Is the Gilded Age of the corporate website in decline, or are these sites merely being transformed by the rapid rise of the social communities that surround them? The answer has great implications for marketers—and their content strategies—as they adapt to market changes, new online social tools and platforms, and new customer behaviors.
Much like the Gilded Age in the late 1800s in the United States—an era marked by extreme growth and economic expansion, massive immigration from Europe and incredible innovations—the last 15 years of the corporate website have been similarly remarkable. Once companies broke through the early walled gardens (AOL, CompuServe, etc.), corporate sites took off, first as static brochures, then as commerce engines and on to dynamic, engaging communities.
But all good ages eventually come to an end. The Gilded Age in the U.S. gave way to the Progressive Era in the early 1900s; now, we have the rise of the social Web. It's a multichannel Web dominated by Facebook, LinkedIn and Twitter flanked by upstarts such as Google+, Path and Pinterest.
Has this era of social media vanquished the corporate website altogether?
There is certainly plenty of evidence suggesting this is true: Large numbers of advertisers use a Facebook.com/brand address as the call to action in spots for the Super Bowl. Small, local companies don't bother with a website and instead let their Facebook or Yelp pages do the talking for them. And word-of-mouth, tweets, social recommendations and even Pinterest drive recommendations like never before.
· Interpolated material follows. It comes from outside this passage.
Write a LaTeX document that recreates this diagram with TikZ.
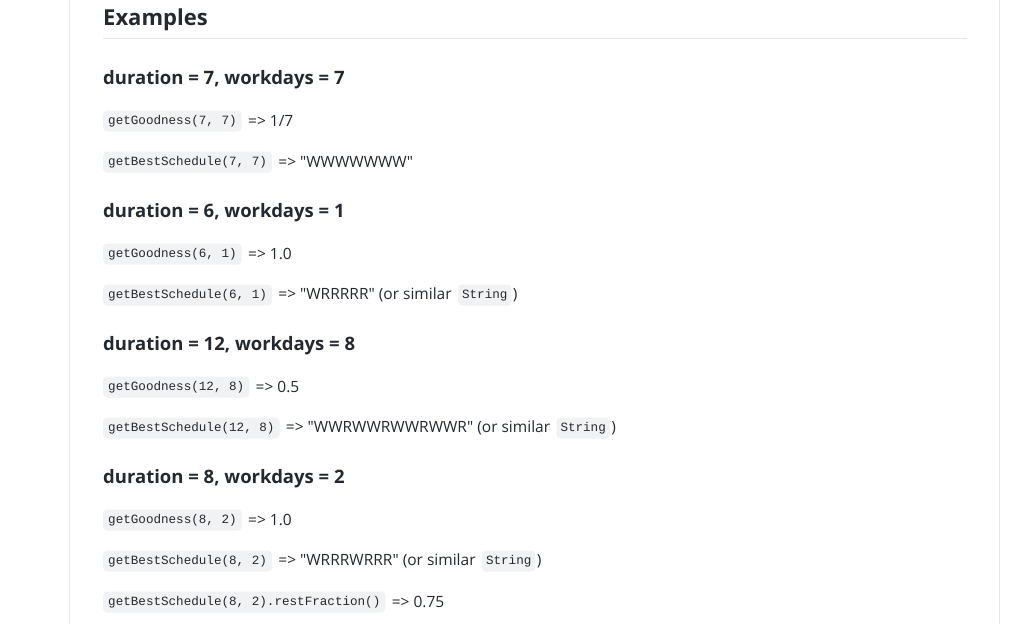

However, it seems too early to proclaim the death of the corporate site. In fact, that day is probably pretty far off. Most companies are not about to turn the keys to their brands over to a social channel which they do not control.
There is no question, however, that the function of the corporate website is shifting. Companies have realized that customer engagement happens everywhere on the Web, not just on their corporate sites, and they are engaging with their communities in the channels they frequent around the topics that matter to them most.
Although the corporate website is still critical for establishing a strong, recognizable brand, creating meaningful and engaging conversations in social channels will ultimately drive business results.
That means two things: participating appropriately in relevant, existing communities and creating an authentic community around a topic of interest to your prospects. Being active and engaged allows your prospects to experience your brand in these communities without any hard sell. If they migrate back to your site to convert, then great. But just as often they will convert right there in the community without ever visiting your site.
Here are three strategies for making these social communities work for you:
- Think holistically. Transform the corporate website into another node in your online network, and create a comprehensive view of your Web content strategy. This will help you prioritize content and measure its impact.
- Reuse content. Develop themes around relevant issues and topics, then engage with your key audiences in each community on those themes. Create multiple types of content for each topic and reuse that content across each channel while measuring and optimizing what content works best for each community.
- Engage the community. Don't wait for people to come to you; instead, use your content marketing to engage appropriately with your prospects in their community and be willing to let them convert in that community without coming back to your website.
These three actions will help smooth your own transition from the Gilded Age of corporate websites while remaining relevant in the new era of the social Web.